• [Problem to work on] Begin with the line holding "Clone this chart in Chart.js.", end with the line holding "const BAR_SHIFT = 0.058;", and repeat every line in between exactly, without pictures.

• [Given data]
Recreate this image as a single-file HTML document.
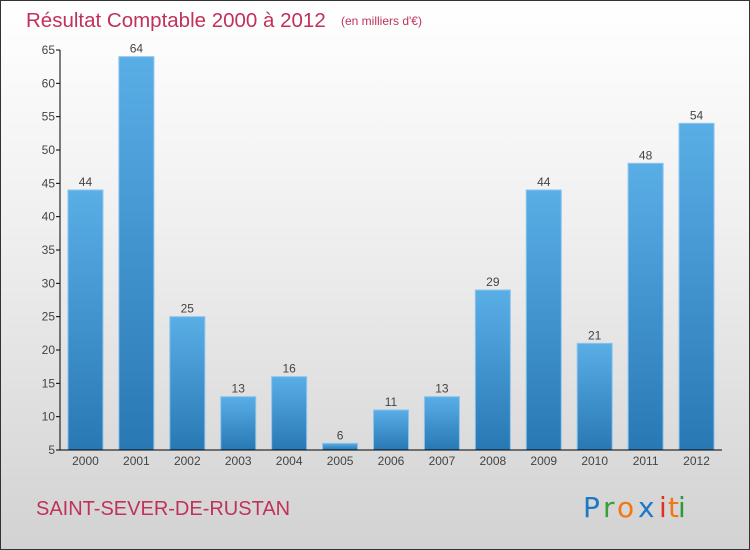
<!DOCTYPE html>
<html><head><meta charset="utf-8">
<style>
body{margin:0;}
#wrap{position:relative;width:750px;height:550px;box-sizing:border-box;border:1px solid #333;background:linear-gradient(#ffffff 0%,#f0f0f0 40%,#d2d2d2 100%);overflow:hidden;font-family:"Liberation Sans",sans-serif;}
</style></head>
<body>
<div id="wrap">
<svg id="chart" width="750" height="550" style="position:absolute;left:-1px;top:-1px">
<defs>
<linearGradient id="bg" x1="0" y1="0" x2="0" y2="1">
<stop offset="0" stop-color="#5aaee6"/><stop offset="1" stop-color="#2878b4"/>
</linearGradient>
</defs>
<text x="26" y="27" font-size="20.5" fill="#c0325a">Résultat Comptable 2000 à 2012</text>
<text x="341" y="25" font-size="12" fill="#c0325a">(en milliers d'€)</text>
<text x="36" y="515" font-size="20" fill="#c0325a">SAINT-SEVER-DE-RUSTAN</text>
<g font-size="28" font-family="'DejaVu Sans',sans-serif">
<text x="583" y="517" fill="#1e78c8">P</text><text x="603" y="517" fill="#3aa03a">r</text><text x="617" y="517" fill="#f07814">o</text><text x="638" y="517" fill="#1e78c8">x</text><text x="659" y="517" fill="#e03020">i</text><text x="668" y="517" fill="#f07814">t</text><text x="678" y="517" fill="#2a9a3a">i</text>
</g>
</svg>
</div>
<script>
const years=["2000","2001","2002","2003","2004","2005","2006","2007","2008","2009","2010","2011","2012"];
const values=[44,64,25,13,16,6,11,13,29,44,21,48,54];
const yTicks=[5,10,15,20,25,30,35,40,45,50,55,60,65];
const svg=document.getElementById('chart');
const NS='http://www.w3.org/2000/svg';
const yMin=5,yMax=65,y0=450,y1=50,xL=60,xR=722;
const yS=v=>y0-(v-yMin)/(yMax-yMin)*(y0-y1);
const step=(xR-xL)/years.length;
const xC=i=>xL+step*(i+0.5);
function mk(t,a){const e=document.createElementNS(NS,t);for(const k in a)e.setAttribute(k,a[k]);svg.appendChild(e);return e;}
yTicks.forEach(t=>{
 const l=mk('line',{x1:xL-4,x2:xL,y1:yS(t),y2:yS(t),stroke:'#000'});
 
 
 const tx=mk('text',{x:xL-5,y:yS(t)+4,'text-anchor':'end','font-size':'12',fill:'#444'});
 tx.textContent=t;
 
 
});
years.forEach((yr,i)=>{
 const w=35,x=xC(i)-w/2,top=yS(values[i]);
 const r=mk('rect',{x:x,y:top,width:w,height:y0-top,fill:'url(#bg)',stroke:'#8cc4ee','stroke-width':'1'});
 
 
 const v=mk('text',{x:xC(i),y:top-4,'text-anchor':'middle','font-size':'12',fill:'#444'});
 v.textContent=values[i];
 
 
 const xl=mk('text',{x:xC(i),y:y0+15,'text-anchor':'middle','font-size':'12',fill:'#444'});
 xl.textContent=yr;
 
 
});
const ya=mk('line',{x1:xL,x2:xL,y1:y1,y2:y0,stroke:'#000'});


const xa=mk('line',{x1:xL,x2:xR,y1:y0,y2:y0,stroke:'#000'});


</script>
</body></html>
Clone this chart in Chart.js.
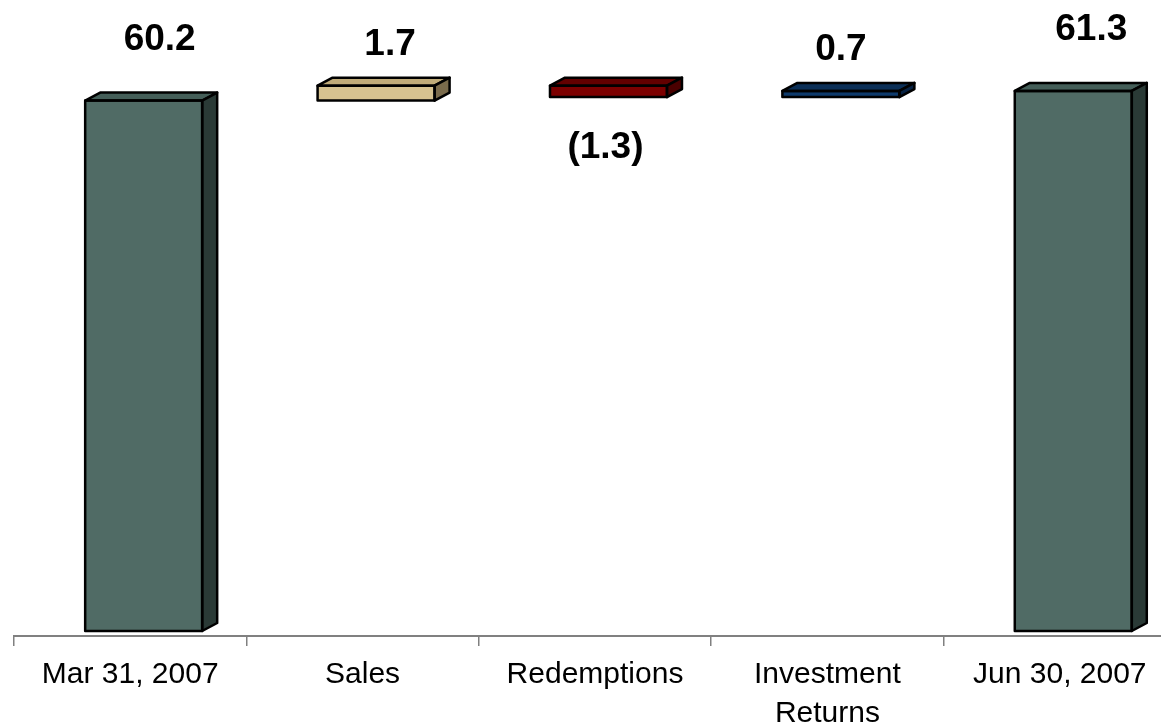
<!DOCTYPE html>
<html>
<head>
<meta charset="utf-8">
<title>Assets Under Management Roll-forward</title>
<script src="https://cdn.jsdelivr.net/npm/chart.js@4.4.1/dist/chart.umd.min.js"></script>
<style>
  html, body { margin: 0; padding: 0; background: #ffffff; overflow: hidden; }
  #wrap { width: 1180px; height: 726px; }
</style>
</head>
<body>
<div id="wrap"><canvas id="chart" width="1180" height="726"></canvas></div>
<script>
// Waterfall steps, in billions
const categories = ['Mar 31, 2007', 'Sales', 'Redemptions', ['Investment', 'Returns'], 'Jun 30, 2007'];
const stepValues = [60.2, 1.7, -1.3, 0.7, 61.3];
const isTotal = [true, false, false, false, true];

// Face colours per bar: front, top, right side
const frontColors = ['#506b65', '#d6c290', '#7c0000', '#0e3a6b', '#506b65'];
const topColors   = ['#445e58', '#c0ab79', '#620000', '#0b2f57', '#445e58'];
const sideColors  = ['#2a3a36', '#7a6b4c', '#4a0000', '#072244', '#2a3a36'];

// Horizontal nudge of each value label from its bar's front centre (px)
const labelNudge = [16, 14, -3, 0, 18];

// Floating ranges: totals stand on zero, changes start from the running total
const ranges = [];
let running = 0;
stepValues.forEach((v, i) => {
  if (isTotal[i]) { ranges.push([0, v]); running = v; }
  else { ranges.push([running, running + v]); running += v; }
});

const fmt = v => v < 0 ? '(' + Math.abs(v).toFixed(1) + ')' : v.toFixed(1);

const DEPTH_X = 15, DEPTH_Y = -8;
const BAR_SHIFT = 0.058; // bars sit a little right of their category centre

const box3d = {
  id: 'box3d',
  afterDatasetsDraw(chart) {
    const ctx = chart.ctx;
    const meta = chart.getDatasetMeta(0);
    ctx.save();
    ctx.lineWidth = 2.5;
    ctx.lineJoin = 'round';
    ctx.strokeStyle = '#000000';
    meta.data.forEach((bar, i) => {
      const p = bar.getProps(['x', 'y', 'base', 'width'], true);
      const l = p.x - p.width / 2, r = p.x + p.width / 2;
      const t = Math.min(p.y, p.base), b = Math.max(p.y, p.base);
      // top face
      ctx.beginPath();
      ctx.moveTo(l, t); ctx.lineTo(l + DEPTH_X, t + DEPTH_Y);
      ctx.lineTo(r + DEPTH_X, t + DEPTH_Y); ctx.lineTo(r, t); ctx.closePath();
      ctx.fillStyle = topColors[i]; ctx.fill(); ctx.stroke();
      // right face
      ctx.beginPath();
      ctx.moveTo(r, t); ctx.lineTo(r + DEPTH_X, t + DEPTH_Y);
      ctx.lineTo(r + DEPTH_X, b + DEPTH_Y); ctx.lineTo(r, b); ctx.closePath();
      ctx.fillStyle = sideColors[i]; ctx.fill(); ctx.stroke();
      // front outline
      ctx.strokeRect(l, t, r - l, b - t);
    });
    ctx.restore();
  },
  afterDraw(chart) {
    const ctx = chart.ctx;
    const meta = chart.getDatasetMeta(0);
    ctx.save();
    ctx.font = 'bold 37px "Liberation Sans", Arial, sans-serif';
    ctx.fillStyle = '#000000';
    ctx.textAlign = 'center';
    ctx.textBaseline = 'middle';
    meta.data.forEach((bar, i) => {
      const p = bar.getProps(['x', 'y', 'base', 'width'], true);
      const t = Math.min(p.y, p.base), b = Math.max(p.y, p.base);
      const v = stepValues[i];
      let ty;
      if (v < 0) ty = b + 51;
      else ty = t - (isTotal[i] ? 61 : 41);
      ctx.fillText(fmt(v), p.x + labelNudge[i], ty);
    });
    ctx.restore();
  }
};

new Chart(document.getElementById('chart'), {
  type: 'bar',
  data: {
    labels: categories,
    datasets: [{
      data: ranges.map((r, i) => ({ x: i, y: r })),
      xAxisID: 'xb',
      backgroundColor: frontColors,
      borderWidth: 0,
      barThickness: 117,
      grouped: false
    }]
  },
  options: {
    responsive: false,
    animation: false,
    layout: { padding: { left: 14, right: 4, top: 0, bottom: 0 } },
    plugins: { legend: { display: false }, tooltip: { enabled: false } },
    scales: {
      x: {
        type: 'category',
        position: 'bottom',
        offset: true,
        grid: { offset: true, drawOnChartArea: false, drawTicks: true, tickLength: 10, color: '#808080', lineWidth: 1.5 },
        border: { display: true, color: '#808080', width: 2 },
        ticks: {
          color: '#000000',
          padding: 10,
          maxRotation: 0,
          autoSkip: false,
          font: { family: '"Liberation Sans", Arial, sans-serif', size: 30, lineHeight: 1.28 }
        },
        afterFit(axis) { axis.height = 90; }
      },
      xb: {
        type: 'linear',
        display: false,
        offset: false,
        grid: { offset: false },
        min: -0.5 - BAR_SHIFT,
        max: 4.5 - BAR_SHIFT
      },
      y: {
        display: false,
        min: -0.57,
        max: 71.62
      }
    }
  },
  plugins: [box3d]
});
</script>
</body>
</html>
--
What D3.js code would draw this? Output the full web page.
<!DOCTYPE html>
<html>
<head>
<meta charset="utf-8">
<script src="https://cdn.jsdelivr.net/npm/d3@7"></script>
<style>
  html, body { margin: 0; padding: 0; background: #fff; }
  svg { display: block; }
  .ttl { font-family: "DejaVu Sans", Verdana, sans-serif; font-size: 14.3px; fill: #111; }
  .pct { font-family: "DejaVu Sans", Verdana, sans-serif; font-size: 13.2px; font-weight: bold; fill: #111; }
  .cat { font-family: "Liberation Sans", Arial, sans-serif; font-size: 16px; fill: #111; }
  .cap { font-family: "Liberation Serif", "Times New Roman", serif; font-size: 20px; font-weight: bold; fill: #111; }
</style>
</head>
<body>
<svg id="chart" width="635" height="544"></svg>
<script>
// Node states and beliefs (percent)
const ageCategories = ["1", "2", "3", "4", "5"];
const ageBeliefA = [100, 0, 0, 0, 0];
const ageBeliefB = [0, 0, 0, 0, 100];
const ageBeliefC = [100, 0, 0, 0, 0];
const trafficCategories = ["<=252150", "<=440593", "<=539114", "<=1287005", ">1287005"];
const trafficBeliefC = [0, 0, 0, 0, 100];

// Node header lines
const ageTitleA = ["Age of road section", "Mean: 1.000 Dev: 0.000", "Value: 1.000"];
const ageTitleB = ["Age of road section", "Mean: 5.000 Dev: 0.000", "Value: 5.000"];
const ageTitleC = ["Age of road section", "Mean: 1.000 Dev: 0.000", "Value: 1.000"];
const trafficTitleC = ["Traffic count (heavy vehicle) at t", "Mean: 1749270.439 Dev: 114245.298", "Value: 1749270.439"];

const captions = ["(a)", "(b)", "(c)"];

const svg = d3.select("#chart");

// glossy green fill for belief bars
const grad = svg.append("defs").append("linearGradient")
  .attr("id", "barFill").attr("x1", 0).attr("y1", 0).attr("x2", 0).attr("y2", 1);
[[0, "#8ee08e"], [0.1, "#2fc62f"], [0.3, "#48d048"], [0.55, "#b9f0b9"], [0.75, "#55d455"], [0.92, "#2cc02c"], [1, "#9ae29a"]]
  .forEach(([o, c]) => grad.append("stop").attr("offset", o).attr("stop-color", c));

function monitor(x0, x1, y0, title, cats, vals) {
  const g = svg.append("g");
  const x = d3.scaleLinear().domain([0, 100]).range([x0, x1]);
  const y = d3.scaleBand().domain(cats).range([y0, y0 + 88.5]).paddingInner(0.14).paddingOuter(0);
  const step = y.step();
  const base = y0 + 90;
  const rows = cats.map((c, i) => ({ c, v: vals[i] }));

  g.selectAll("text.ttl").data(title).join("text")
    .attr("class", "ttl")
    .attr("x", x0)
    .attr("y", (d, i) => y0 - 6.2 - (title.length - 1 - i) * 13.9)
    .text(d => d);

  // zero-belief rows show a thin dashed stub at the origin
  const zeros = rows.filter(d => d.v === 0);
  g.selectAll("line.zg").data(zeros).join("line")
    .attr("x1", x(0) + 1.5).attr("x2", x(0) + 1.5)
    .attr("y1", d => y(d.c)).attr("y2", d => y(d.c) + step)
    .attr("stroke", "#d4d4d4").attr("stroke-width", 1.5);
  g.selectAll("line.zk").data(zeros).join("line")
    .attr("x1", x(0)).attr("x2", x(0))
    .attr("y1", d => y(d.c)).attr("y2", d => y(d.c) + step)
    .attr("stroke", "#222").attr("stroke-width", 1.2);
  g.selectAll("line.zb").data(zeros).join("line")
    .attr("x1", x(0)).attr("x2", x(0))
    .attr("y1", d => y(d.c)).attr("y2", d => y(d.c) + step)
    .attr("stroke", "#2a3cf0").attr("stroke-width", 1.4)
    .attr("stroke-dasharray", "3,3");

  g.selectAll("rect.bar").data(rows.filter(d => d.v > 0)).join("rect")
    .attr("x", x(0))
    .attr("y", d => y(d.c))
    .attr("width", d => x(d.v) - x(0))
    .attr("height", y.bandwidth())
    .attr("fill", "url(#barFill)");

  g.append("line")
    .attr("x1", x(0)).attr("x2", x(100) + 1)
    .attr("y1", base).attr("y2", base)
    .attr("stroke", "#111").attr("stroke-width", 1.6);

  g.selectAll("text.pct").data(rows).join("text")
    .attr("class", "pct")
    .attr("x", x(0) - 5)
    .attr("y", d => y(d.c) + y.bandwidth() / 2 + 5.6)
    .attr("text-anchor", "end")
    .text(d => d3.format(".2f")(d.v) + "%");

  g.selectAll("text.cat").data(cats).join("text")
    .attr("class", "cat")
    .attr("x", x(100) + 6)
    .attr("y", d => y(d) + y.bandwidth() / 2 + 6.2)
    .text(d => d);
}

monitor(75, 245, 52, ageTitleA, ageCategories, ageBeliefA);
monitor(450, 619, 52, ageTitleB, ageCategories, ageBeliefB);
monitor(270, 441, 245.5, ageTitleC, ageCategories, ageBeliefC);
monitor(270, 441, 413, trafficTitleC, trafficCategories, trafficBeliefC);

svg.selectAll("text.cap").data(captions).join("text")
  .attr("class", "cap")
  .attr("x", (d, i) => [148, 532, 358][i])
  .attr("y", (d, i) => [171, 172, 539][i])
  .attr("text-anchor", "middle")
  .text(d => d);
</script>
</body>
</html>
==
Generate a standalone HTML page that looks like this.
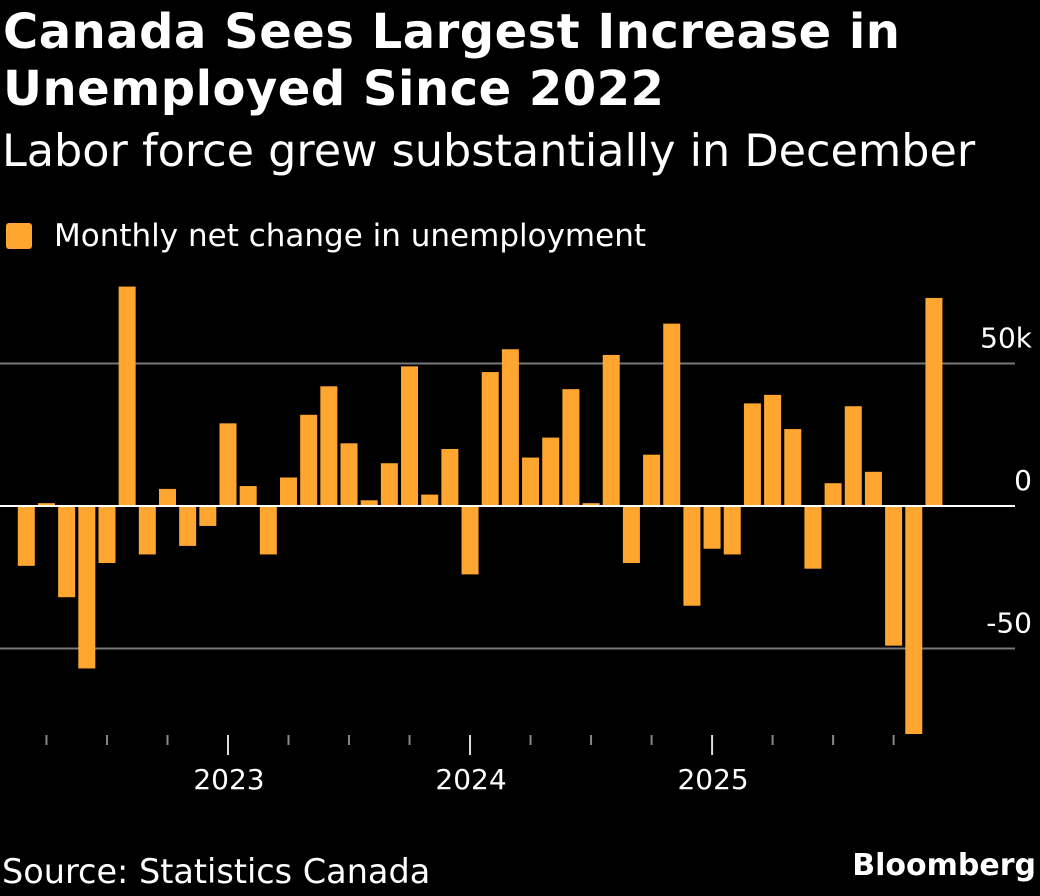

• [Full solution]
Clone this chart in Chart.js.
<!DOCTYPE html>
<html>
<head>
<meta charset="utf-8">
<title>Assets Under Management Roll-forward</title>
<script src="https://cdn.jsdelivr.net/npm/chart.js@4.4.1/dist/chart.umd.min.js"></script>
<style>
  html, body { margin: 0; padding: 0; background: #ffffff; overflow: hidden; }
  #wrap { width: 1180px; height: 726px; }
</style>
</head>
<body>
<div id="wrap"><canvas id="chart" width="1180" height="726"></canvas></div>
<script>
// Waterfall steps, in billions
const categories = ['Mar 31, 2007', 'Sales', 'Redemptions', ['Investment', 'Returns'], 'Jun 30, 2007'];
const stepValues = [60.2, 1.7, -1.3, 0.7, 61.3];
const isTotal = [true, false, false, false, true];

// Face colours per bar: front, top, right side
const frontColors = ['#506b65', '#d6c290', '#7c0000', '#0e3a6b', '#506b65'];
const topColors   = ['#445e58', '#c0ab79', '#620000', '#0b2f57', '#445e58'];
const sideColors  = ['#2a3a36', '#7a6b4c', '#4a0000', '#072244', '#2a3a36'];

// Horizontal nudge of each value label from its bar's front centre (px)
const labelNudge = [16, 14, -3, 0, 18];

// Floating ranges: totals stand on zero, changes start from the running total
const ranges = [];
let running = 0;
stepValues.forEach((v, i) => {
  if (isTotal[i]) { ranges.push([0, v]); running = v; }
  else { ranges.push([running, running + v]); running += v; }
});

const fmt = v => v < 0 ? '(' + Math.abs(v).toFixed(1) + ')' : v.toFixed(1);

const DEPTH_X = 15, DEPTH_Y = -8;
const BAR_SHIFT = 0.058; // bars sit a little right of their category centre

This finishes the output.